I forgot, there was one more little expedition whilst I was Memoir Writing in France to share with you, we had a quick coffee and croissant in a cafe and then a very rapid whizz around Riberac market.
We are market experts here in Tavistock with our Pannier Market which has been in existence since the charter was granted by Henry I in 1105, and I make no comment about those crimplene skirts and big knickers having been in there for all that time.
Honestly, the things I don't know about my own country's history are quite shocking, things will have to change around here soon and so looking up Henry I I discover that he died of food poisoning after eating a 'surfeit of lampreys' whilst in France and his remains were then stitched into a bull's hide for the journey back to England.
Imagine getting that through customs now?
But even our market doesn't sell some of the things that can be bought in Riberac.
No lampreys evident but plenty of oysters.
Spit-roasting chickens (environmental health would go fair loopy about this)
and legs, we don't have these in our market either.
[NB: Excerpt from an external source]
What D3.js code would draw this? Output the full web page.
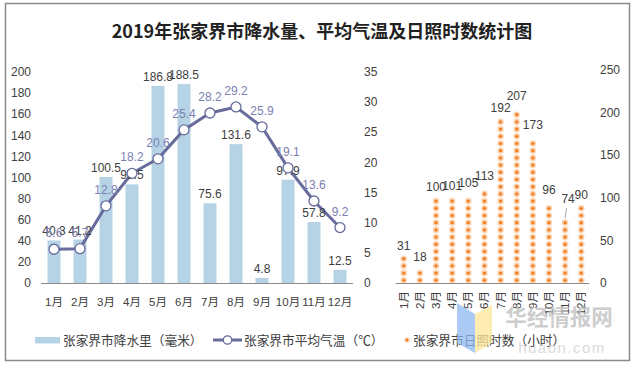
<!DOCTYPE html>
<html><head><meta charset="utf-8">
<script src="https://cdn.jsdelivr.net/npm/d3@7"></script>
<style>
html,body{margin:0;padding:0;background:#fff;}
svg{display:block;}
</style></head>
<body>
<svg id="c" width="636" height="366"></svg>
<script>
const months = ["1月","2月","3月","4月","5月","6月","7月","8月","9月","10月","11月","12月"];
const rainfall = [40.3,41.2,100.5,93.5,186.8,188.5,75.6,131.6,4.8,97.9,57.8,12.5];
const avgTemp = [5.6,5.7,12.8,18.2,20.6,25.4,28.2,29.2,25.9,19.1,13.6,9.2];
const sunHours = [31,18,100,101,105,113,192,207,173,96,74,90];
const rainTicks = [0,20,40,60,80,100,120,140,160,180,200];
const tempTicks = [0,5,10,15,20,25,30,35];
const sunTicks = [0,50,100,150,200,250];
const title = "2019年张家界市降水量、平均气温及日照时数统计图";
const legendLabels = ["张家界市降水里（毫米）","张家界市平均气温（℃）","张家界市日照时数（小时）"];

const svg = d3.select("#c");
const numFont = "'Liberation Sans', Arial, 'Noto Sans CJK SC', sans-serif";
const textCol = "#404040";
const barCol = "#b6d3e5";
const lineCol = "#676c9c";
const tempLabelCol = "#7a80b2";
const dotCol = "#f07a1c";
const dotHalo = "#fbd5b3";

// border
svg.append("rect").attr("x",5.5).attr("y",3.5).attr("width",624).attr("height",357)
  .attr("fill","#fff").attr("stroke","#8a8a8a").attr("stroke-width",1.5);

// title
svg.append("text").attr("x",322).attr("y",38).attr("text-anchor","middle")
  .attr("font-family","'Noto Sans CJK SC', sans-serif").attr("font-size",18).attr("font-weight","bold")
  .attr("fill","#222").text(title);

// ---------- left chart ----------
const x = d3.scaleBand().domain(months).range([41,353]).paddingInner(0.5).paddingOuter(0.25);
const yRain = d3.scaleLinear().domain([0,200]).range([283,72]);
const yTemp = d3.scaleLinear().domain([0,35]).range([283,72]);

const gL = svg.append("g");
gL.selectAll("rect.bar").data(rainfall).join("rect").attr("class","bar")
  .attr("x",(d,i)=>x(months[i])).attr("width",x.bandwidth())
  .attr("y",d=>yRain(d)).attr("height",d=>yRain(0)-yRain(d)).attr("fill",barCol);

gL.append("line").attr("x1",x.range()[0]).attr("x2",x.range()[1]).attr("y1",283.5).attr("y2",283.5)
  .attr("stroke","#8c8c8c").attr("stroke-width",1);

gL.selectAll("text.yl").data(rainTicks).join("text").attr("class","yl")
  .attr("x",31).attr("y",d=>yRain(d)).attr("dy","0.35em").attr("text-anchor","end")
  .attr("font-family",numFont).attr("font-size",12).attr("fill",textCol).text(d=>d);
gL.selectAll("text.yr").data(tempTicks).join("text").attr("class","yr")
  .attr("x",364).attr("y",d=>yTemp(d)).attr("dy","0.35em").attr("text-anchor","start")
  .attr("font-family",numFont).attr("font-size",12).attr("fill",textCol).text(d=>d);
gL.selectAll("text.xl").data(months).join("text").attr("class","xl")
  .attr("x",d=>x(d)+x.bandwidth()/2).attr("y",306).attr("text-anchor","middle")
  .attr("font-family",numFont).attr("font-size",11.5).attr("fill",textCol).text(d=>d);

const cx = i => x(months[i]) + x.bandwidth()/2;
const line = d3.line().x((d,i)=>cx(i)).y(d=>yTemp(d));
gL.append("path").datum(avgTemp).attr("d",line).attr("fill","none")
  .attr("stroke",lineCol).attr("stroke-width",3).attr("stroke-linejoin","round");
gL.selectAll("text.bl").data(rainfall).join("text").attr("class","bl")
  .attr("x",(d,i)=>cx(i)).attr("y",d=>yRain(d)-5).attr("text-anchor","middle")
  .attr("font-family",numFont).attr("font-size",12).attr("fill",textCol).text(d=>d);
gL.selectAll("text.tl").data(avgTemp).join("text").attr("class","tl")
  .attr("x",(d,i)=>cx(i)).attr("y",d=>yTemp(d)-12).attr("text-anchor","middle")
  .attr("font-family",numFont).attr("font-size",12).attr("fill",tempLabelCol).text(d=>d);
gL.selectAll("circle.m").data(avgTemp).join("circle").attr("class","m")
  .attr("cx",(d,i)=>cx(i)).attr("cy",d=>yTemp(d)).attr("r",5)
  .attr("fill","#fff").attr("stroke",lineCol).attr("stroke-width",1.3);

// ---------- right chart ----------
const xs = d3.scaleBand().domain(months).range([395.7,589.3]).padding(0);
const ys = d3.scaleLinear().domain([0,250]).range([283,70]);
const gR = svg.append("g");
const dotStep = 8.45, dotStart = 3.2;
sunHours.forEach((v,i)=>{
  const cxx = xs(months[i]) + xs.bandwidth()/2;
  const pts = [];
  for(let h=dotStart; ys(h) >= ys(v)+1.5; h+=dotStep) pts.push(h);
  const g = gR.append("g");
  g.selectAll("circle.h").data(pts).join("circle").attr("cx",cxx).attr("cy",d=>ys(d)).attr("r",3.3).attr("fill",dotHalo);
  g.selectAll("circle.d").data(pts).join("circle").attr("cx",cxx).attr("cy",d=>ys(d)).attr("r",1.6).attr("fill",dotCol);
});
gR.append("line").attr("x1",xs.range()[0]).attr("x2",xs.range()[1]).attr("y1",283.5).attr("y2",283.5)
  .attr("stroke","#8c8c8c").attr("stroke-width",1);
gR.selectAll("text.yt").data(sunTicks).join("text").attr("class","yt")
  .attr("x",600).attr("y",d=>ys(d)).attr("dy","0.35em").attr("text-anchor","start")
  .attr("font-family",numFont).attr("font-size",12).attr("fill",textCol).text(d=>d);
gR.selectAll("text.xt").data(months).join("text").attr("class","xt")
  .attr("transform",d=>`translate(${xs(d)+xs.bandwidth()/2},291) rotate(-90)`)
  .attr("dy","0.35em").attr("text-anchor","end")
  .attr("font-family",numFont).attr("font-size",11.5).attr("fill",textCol).text(d=>d);
// value labels (11月 label lifted with a leader line)
const lift = i => i===10 ? 10 : 0;
gR.selectAll("text.vl").data(sunHours).join("text").attr("class","vl")
  .attr("x",(d,i)=>xs(months[i])+xs.bandwidth()/2 + (i===10?3:0)).attr("y",(d,i)=>ys(d)-7-lift(i))
  .attr("text-anchor","middle")
  .attr("font-family",numFont).attr("font-size",12).attr("fill",textCol).text(d=>d);
{
  const i=10, cxx = xs(months[i])+xs.bandwidth()/2;
  gR.append("line").attr("x1",cxx+1.5).attr("x2",cxx).attr("y1",ys(sunHours[i])-12).attr("y2",ys(sunHours[i])-1.5)
    .attr("stroke","#a6a6a6").attr("stroke-width",1);
}

// ---------- legend ----------
const lg = svg.append("g").attr("font-family","'Noto Sans CJK SC', sans-serif").attr("font-size",12.7).attr("fill",textCol);
lg.append("rect").attr("x",35).attr("y",337).attr("width",25).attr("height",6.5).attr("fill",barCol);
lg.append("text").attr("x",63).attr("y",340).attr("dy","0.36em").text(legendLabels[0]);
lg.append("line").attr("x1",213).attr("x2",242).attr("y1",340).attr("y2",340).attr("stroke",lineCol).attr("stroke-width",3);
lg.append("circle").attr("cx",227.5).attr("cy",340).attr("r",4.2).attr("fill","#fff").attr("stroke",lineCol).attr("stroke-width",1.3);
lg.append("text").attr("x",244).attr("y",340).attr("dy","0.36em").text(legendLabels[1]);
lg.append("circle").attr("cx",407).attr("cy",340).attr("r",2.8).attr("fill",dotHalo);
lg.append("circle").attr("cx",407).attr("cy",340).attr("r",1.4).attr("fill",dotCol);
lg.append("text").attr("x",413).attr("y",340).attr("dy","0.36em").text(legendLabels[2]);

// ---------- watermark ----------
const wm = svg.append("g").attr("opacity",0.75);
wm.append("polygon").attr("points","457,303 475,314 475,353 457,343").attr("fill","#8fb9f2");
wm.append("polygon").attr("points","475,314 492,305 492,343 475,353").attr("fill","#fde79a");
wm.append("text").attr("x",559).attr("y",325).attr("text-anchor","middle")
  .attr("font-family","'Noto Sans CJK SC', sans-serif").attr("font-size",21.5).attr("font-weight","bold")
  .attr("fill","#bdbdbd").text("华经情报网");
wm.append("text").attr("x",562).attr("y",353).attr("text-anchor","middle")
  .attr("font-family","'Liberation Sans', Arial, sans-serif").attr("font-size",15).attr("letter-spacing",1.5)
  .attr("fill","#cfcfcf").text("huaon.com");
</script>
</body></html>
I'm not much of an expert in the migration and nesting patterns of the
English ex-pat but there was certainly a good-sized colony in this corner of France and
they were well-catered for around Riberac market, with English book stalls and
most signs in English translation, which can only indicate that the
French fear the Brits won't bother to learn the language and perhaps they
are right. So I wasted a good five minutes of precious market time
working out how to ask the cost of a bar of soap in French ( I'm quite sure Miss Deadman would have taught me this back in 1965) and then
plucking up the courage to say my piece without going too overboard
theatrical and 'ello 'ello about the accent, only to find the woman
running the stall was from Birmingham and didn't understand a word I'd
Looking back through my pictures, a couple of nice ones of the twelfth century Eglise Saint-Jacques in nearby Aubeterre-Sur-Dronne, and an exemplary Norman archway built in 1150-1160 for which we must credit the French with a jolly good invention, and that delightful little detail of a hare chasing round the edge. Seems odd to think that at the very same time that this church was being built in France, across the Channel in England Henry II had founded the House of Plantagenet and shoppers had already been buying crimplene skirts and big knickers (and probably legs) in Tavistock Market for nigh on fifty years.
We've always been a bit ahead of the game here in Devon.